1. The translation of Aristotle’s Metaphysics by J. Sachs (Green Lion Press, 2002) renders this closer to the original Greek (πάντες ἄνθρωποι τοῦ εἰδέναι ὀρέγονται φύσει) as “All human beings by nature stretch themselves out towards knowing.”  The Greek rendered as “knowing” (εἰδέναι) carries the sense of “seeing that becomes knowing,” “perceiving,” “mentally seeing,” “grasping the form of things through sight.” There is an act of transduction between the world and our mind whereby we come to know the world. This is Einstein’s Wunder, miracle: after all, we do comprehend the world, even if never fully (see 4 below).

2. Letter to the Ephesians 3:19, English Standard Version of The Bible. Paul also affirms that in Christ “all things hold together” (Letter to the Colossians, 1:17).
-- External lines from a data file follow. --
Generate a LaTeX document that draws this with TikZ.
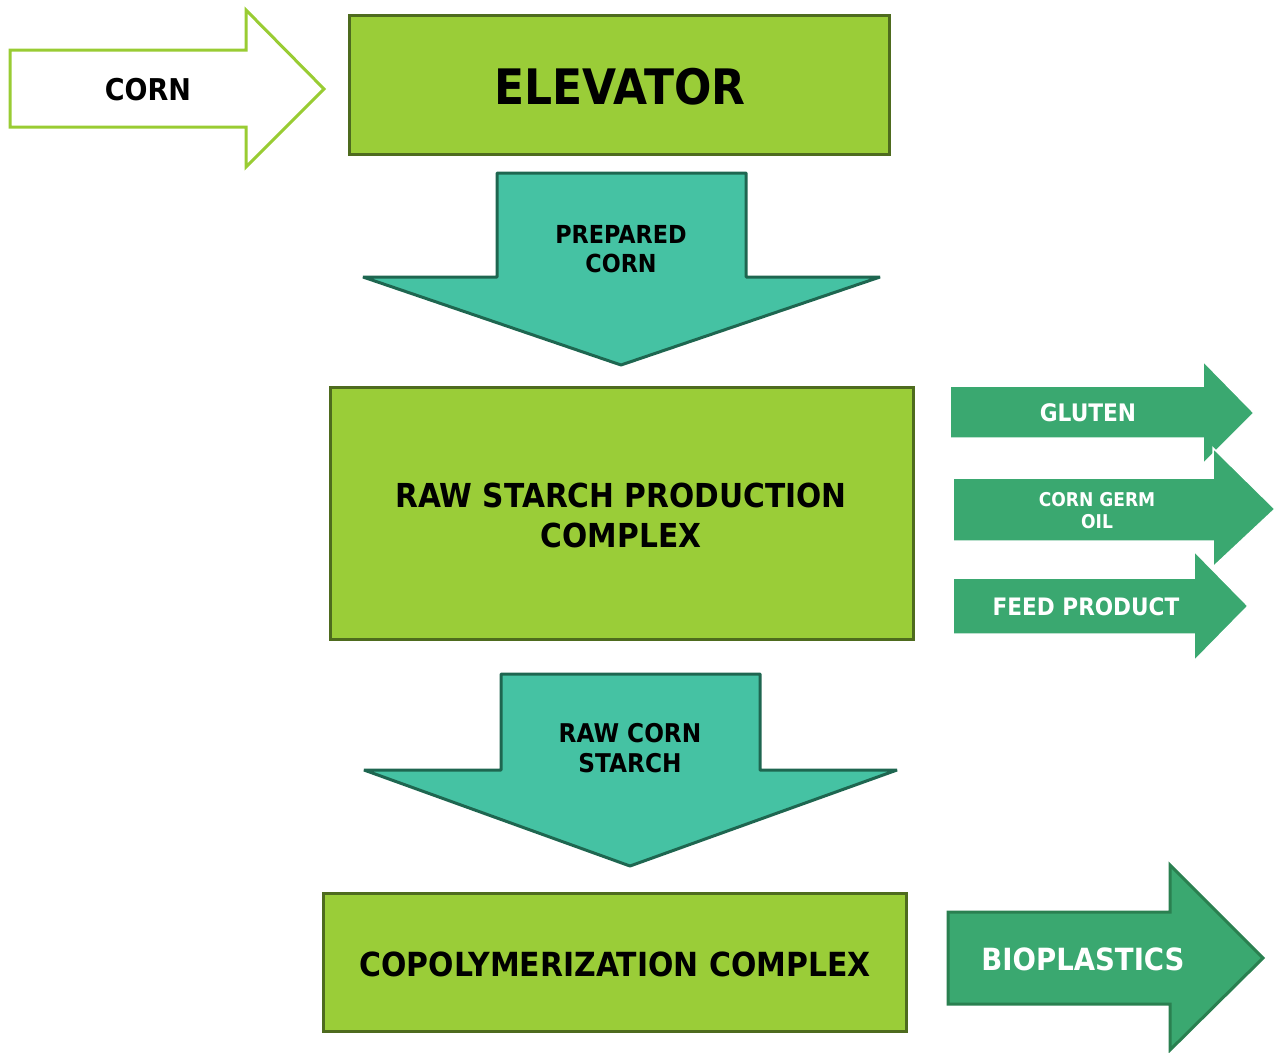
\documentclass[tikz,border=0pt]{standalone}
\usepackage{fontspec}
\setmainfont{DejaVu Sans}[FakeStretch=0.9]
\definecolor{leaf}{HTML}{9ACD38}
\definecolor{leafedge}{HTML}{4E6B1E}
\definecolor{cornedge}{HTML}{99CC33}
\definecolor{teal}{HTML}{45C2A3}
\definecolor{tealedge}{HTML}{1E6650}
\definecolor{outgreen}{HTML}{3AA870}
\definecolor{outedge}{HTML}{2A8050}
\tikzset{
  stagebox/.style={draw=leafedge, fill=leaf, line width=3pt},
  feedarrow/.style={draw=cornedge, fill=white, line width=3pt, line join=miter},
  flowarrow/.style={draw=tealedge, fill=teal, line width=3pt, line join=bevel},
  sidearrow/.style={draw=white, fill=outgreen, line width=1.5pt, line join=miter},
  mainarrow/.style={draw=outedge, fill=outgreen, line width=3pt, line join=miter},
  lbl/.style={inner sep=0pt, align=center, font=\bfseries},
}
\newcommand{\fs}[2]{\fontsize{#1}{#2}\selectfont}
\begin{document}
\begin{tikzpicture}[x=1pt, y=-1pt]
\useasboundingbox (0,0) rectangle (1281,1052);

% incoming corn
\draw[feedarrow] (10,50) -- (246,50) -- (246,10) -- (324,89) -- (246,167) -- (246,127) -- (10,127) -- cycle;
\node[lbl, font=\bfseries\fs{30}{33}] (corn) at (148,90) {CORN};

% elevator
\node[stagebox, minimum width=540pt, minimum height=139pt, inner sep=0pt] (elev) at (619,84.5) {};
\node[lbl, font=\bfseries\fs{48.9}{52}] (elevtxt) at (620,87) {ELEVATOR};

% prepared corn
\draw[flowarrow] (497,173) -- (746,173) -- (746,277) -- (880,277) -- (621,365) -- (363,277) -- (497,277) -- cycle;
\node[lbl, font=\bfseries\fs{24.8}{28.5}] (prep) at (621,249) {PREPARED\\CORN};

% raw starch production
\node[stagebox, minimum width=583pt, minimum height=252pt, inner sep=0pt] (raw) at (621.5,513) {};
\node[lbl, font=\bfseries\fs{33}{40}] (rawtxt) at (621,515) {RAW STARCH PRODUCTION\\COMPLEX};

% by-products
\draw[sidearrow] (950,386) -- (1203,386) -- (1203,361) -- (1254,413) -- (1203,464) -- (1203,438) -- (950,438) -- cycle;
\node[lbl, text=white, font=\bfseries\fs{24.1}{27}] (gluten) at (1088,413) {GLUTEN};
\draw[sidearrow] (953,478) -- (1213,478) -- (1213,448) -- (1275,509) -- (1213,567) -- (1213,541) -- (953,541) -- cycle;
\node[lbl, text=white, font=\bfseries\fs{19}{22}] (germ) at (1097,511) {CORN GERM\\OIL};
\draw[sidearrow] (953,578) -- (1194,578) -- (1194,551) -- (1248,606) -- (1194,661) -- (1194,634) -- (953,634) -- cycle;
\node[lbl, text=white, font=\bfseries\fs{24}{27}] (feed) at (1086,607) {FEED PRODUCT};

% raw corn starch
\draw[flowarrow] (501,674) -- (760,674) -- (760,770) -- (897,770) -- (630,866) -- (364,770) -- (501,770) -- cycle;
\node[lbl, font=\bfseries\fs{25.8}{30}] (starch) at (630,748) {RAW CORN\\STARCH};

% copolymerization
\node[stagebox, minimum width=583pt, minimum height=138pt, inner sep=0pt] (copo) at (614.5,962) {};
\node[lbl, font=\bfseries\fs{33.2}{38}] (copotxt) at (615,964) {COPOLYMERIZATION COMPLEX};

% final product
\draw[mainarrow] (948,912) -- (1170,912) -- (1170,865) -- (1263,958) -- (1170,1050) -- (1170,1004) -- (948,1004) -- cycle;
\node[lbl, text=white, font=\bfseries\fs{30.6}{34}] (bio) at (1083,959) {BIOPLASTICS};
\end{tikzpicture}
\end{document}
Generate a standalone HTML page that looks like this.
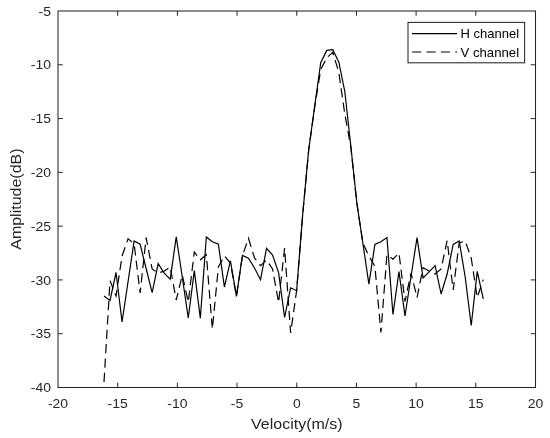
<!DOCTYPE html>
<html><head><meta charset="utf-8"><title>Doppler spectrum</title>
<style>
html,body{margin:0;padding:0;background:#fff}
svg{display:block}
text{font-family:"Liberation Sans",Arial,sans-serif;fill:#262626}
.tk{font-size:13.3px}
.lg{font-size:12.4px;fill:#000}
.lb{font-size:14.9px}
</style></head><body>
<svg width="550" height="438" viewBox="0 0 550 438">
<rect width="550" height="438" fill="#fff"/>
<rect x="58.0" y="11.0" width="477.5" height="376.5" fill="#fff" stroke="#262626" stroke-width="1.05"/>
<text class="tk" transform="translate(58.00 407.9) scale(1.05 1)" text-anchor="middle">-20</text>
<path d="M117.69 387.5v-4.8M117.69 11.0v4.8" stroke="#262626" stroke-width="1"/>
<text class="tk" transform="translate(117.69 407.9) scale(1.05 1)" text-anchor="middle">-15</text>
<path d="M177.38 387.5v-4.8M177.38 11.0v4.8" stroke="#262626" stroke-width="1"/>
<text class="tk" transform="translate(177.38 407.9) scale(1.05 1)" text-anchor="middle">-10</text>
<path d="M237.06 387.5v-4.8M237.06 11.0v4.8" stroke="#262626" stroke-width="1"/>
<text class="tk" transform="translate(237.06 407.9) scale(1.05 1)" text-anchor="middle">-5</text>
<path d="M296.75 387.5v-4.8M296.75 11.0v4.8" stroke="#262626" stroke-width="1"/>
<text class="tk" transform="translate(296.75 407.9) scale(1.05 1)" text-anchor="middle">0</text>
<path d="M356.44 387.5v-4.8M356.44 11.0v4.8" stroke="#262626" stroke-width="1"/>
<text class="tk" transform="translate(356.44 407.9) scale(1.05 1)" text-anchor="middle">5</text>
<path d="M416.12 387.5v-4.8M416.12 11.0v4.8" stroke="#262626" stroke-width="1"/>
<text class="tk" transform="translate(416.12 407.9) scale(1.05 1)" text-anchor="middle">10</text>
<path d="M475.81 387.5v-4.8M475.81 11.0v4.8" stroke="#262626" stroke-width="1"/>
<text class="tk" transform="translate(475.81 407.9) scale(1.05 1)" text-anchor="middle">15</text>
<text class="tk" transform="translate(535.50 407.9) scale(1.05 1)" text-anchor="middle">20</text>
<text class="tk" transform="translate(51.0 15.70) scale(1.05 1)" text-anchor="end">-5</text>
<path d="M58.0 64.79h4.8M535.5 64.79h-4.8" stroke="#262626" stroke-width="1"/>
<text class="tk" transform="translate(51.0 69.49) scale(1.05 1)" text-anchor="end">-10</text>
<path d="M58.0 118.57h4.8M535.5 118.57h-4.8" stroke="#262626" stroke-width="1"/>
<text class="tk" transform="translate(51.0 123.27) scale(1.05 1)" text-anchor="end">-15</text>
<path d="M58.0 172.36h4.8M535.5 172.36h-4.8" stroke="#262626" stroke-width="1"/>
<text class="tk" transform="translate(51.0 177.06) scale(1.05 1)" text-anchor="end">-20</text>
<path d="M58.0 226.14h4.8M535.5 226.14h-4.8" stroke="#262626" stroke-width="1"/>
<text class="tk" transform="translate(51.0 230.84) scale(1.05 1)" text-anchor="end">-25</text>
<path d="M58.0 279.93h4.8M535.5 279.93h-4.8" stroke="#262626" stroke-width="1"/>
<text class="tk" transform="translate(51.0 284.63) scale(1.05 1)" text-anchor="end">-30</text>
<path d="M58.0 333.71h4.8M535.5 333.71h-4.8" stroke="#262626" stroke-width="1"/>
<text class="tk" transform="translate(51.0 338.41) scale(1.05 1)" text-anchor="end">-35</text>
<text class="tk" transform="translate(51.0 392.20) scale(1.05 1)" text-anchor="end">-40</text>
<polyline points="104.00,296.00 110.02,300.40 116.04,272.50 122.06,322.00 128.08,281.50 134.10,241.00 140.12,244.20 146.14,268.50 152.16,292.70 158.18,263.60 164.20,273.20 170.22,279.20 176.24,236.80 182.26,277.00 188.28,318.00 194.30,270.60 200.32,318.20 206.34,237.00 212.36,241.70 218.38,244.20 224.40,287.00 230.42,260.80 236.44,296.30 242.46,255.50 248.48,258.30 254.50,268.00 260.52,279.70 266.54,248.30 272.56,255.00 278.58,272.60 284.60,317.50 290.62,287.80 296.64,290.70 302.66,215.00 308.68,150.00 314.70,106.00 320.72,62.70 326.74,50.40 332.76,49.70 338.78,62.00 344.80,91.50 350.82,146.00 356.84,203.00 362.86,243.00 368.88,284.10 374.90,244.40 380.92,241.80 386.94,237.50 392.96,314.50 398.98,271.60 405.00,316.00 411.02,276.50 417.04,237.60 423.06,278.00 429.08,271.80 435.10,265.70 441.12,294.00 447.14,274.00 453.16,244.40 459.18,241.00 465.20,277.00 471.22,325.50 477.24,271.40 483.26,298.80" fill="none" stroke="#000" stroke-width="1.2" stroke-linejoin="miter"/>
<polyline points="104.00,382.00 110.02,280.70 116.04,296.00 122.06,256.00 128.08,238.70 134.10,243.70 140.12,293.00 146.14,237.60 152.16,269.00 158.18,272.90 164.20,271.20 170.22,267.00 176.24,300.00 182.26,275.00 188.28,302.00 194.30,252.00 200.32,259.80 206.34,254.70 212.36,329.00 218.38,267.00 224.40,256.00 230.42,263.00 236.44,296.00 242.46,255.50 248.48,238.30 254.50,258.00 260.52,265.70 266.54,260.00 272.56,269.00 278.58,302.50 284.60,248.00 290.62,333.00 296.64,290.50 302.66,215.00 308.68,150.00 314.70,107.00 320.72,69.60 326.74,57.90 332.76,52.40 338.78,72.30 344.80,114.00 350.82,147.00 356.84,203.00 362.86,243.00 368.88,256.00 374.90,266.30 380.92,332.50 386.94,254.70 392.96,259.20 398.98,253.00 405.00,301.50 411.02,273.00 417.04,297.50 423.06,267.70 429.08,271.00 435.10,274.00 441.12,269.00 447.14,240.60 453.16,290.00 459.18,243.00 465.20,241.00 471.22,258.00 477.24,297.50 483.26,279.60" fill="none" stroke="#000" stroke-width="1.2" stroke-dasharray="9.2 5.2" stroke-linejoin="miter"/>
<rect x="408" y="22.4" width="116.6" height="40.4" fill="#fff" stroke="#262626" stroke-width="1.05"/>
<path d="M412.1 33.7H457.1" stroke="#000" stroke-width="1.2"/>
<path d="M412.1 52H457.1" stroke="#000" stroke-width="1.2" stroke-dasharray="9.2 5.2"/>
<text class="lg" x="460.5" y="38.3" textLength="58.6" lengthAdjust="spacingAndGlyphs">H channel</text>
<text class="lg" x="460.5" y="56.6" textLength="58.6" lengthAdjust="spacingAndGlyphs">V channel</text>
<text class="lb" x="296.8" y="429.4" text-anchor="middle" textLength="91.6" lengthAdjust="spacingAndGlyphs">Velocity(m/s)</text>
<text class="lb" transform="translate(20.6 199.1) rotate(-90)" text-anchor="middle" textLength="101.4" lengthAdjust="spacingAndGlyphs">Amplitude(dB)</text>
</svg>
</body></html>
This raises the question: what might this mean with respect to the intelligibility of the world?

3. Aristotle’s words, ἡ ψυχὴ τὰ ὄντα πώς ἐστι πάντα, are given in his On the Soul (De Anima), Book 3, Section 8, 431b21, Loeb Classics Library (1957). Aristotle is quoted on this by Thomas Aquinas in On Truth (De Veritate), Question 1, Article 1, Reply: the soul (anima) agrees with (convenire) every being (omni ente), and “in some way is all things.” (quae quodammodo est omnia). I find this to be a most remarkable and fruitful insight into the transcendent reach of the embodied human mind: we are meant to know the world and the things in it. It coheres with Einstein’s thought concerning the wondrous nature of human comprehension.

4. The English translation of Einstein’s article appears along with his original German, in the March, 1936, edition of the Journal of the Franklin Institute under the title “Physics and Reality.” Einstein’s original sentence is, “Das ewig Unbegreifliche an der Welt ist ihre Begreiflichkeit,” which can better be rendered “The eternally incomprehensible thing about the world is its comprehensibility.” The German verb greifen (a root of Begreiflichkeit) means to grab, to grasp, to take hold of. Our minds “take hold of” Reality in an active and wondrous way.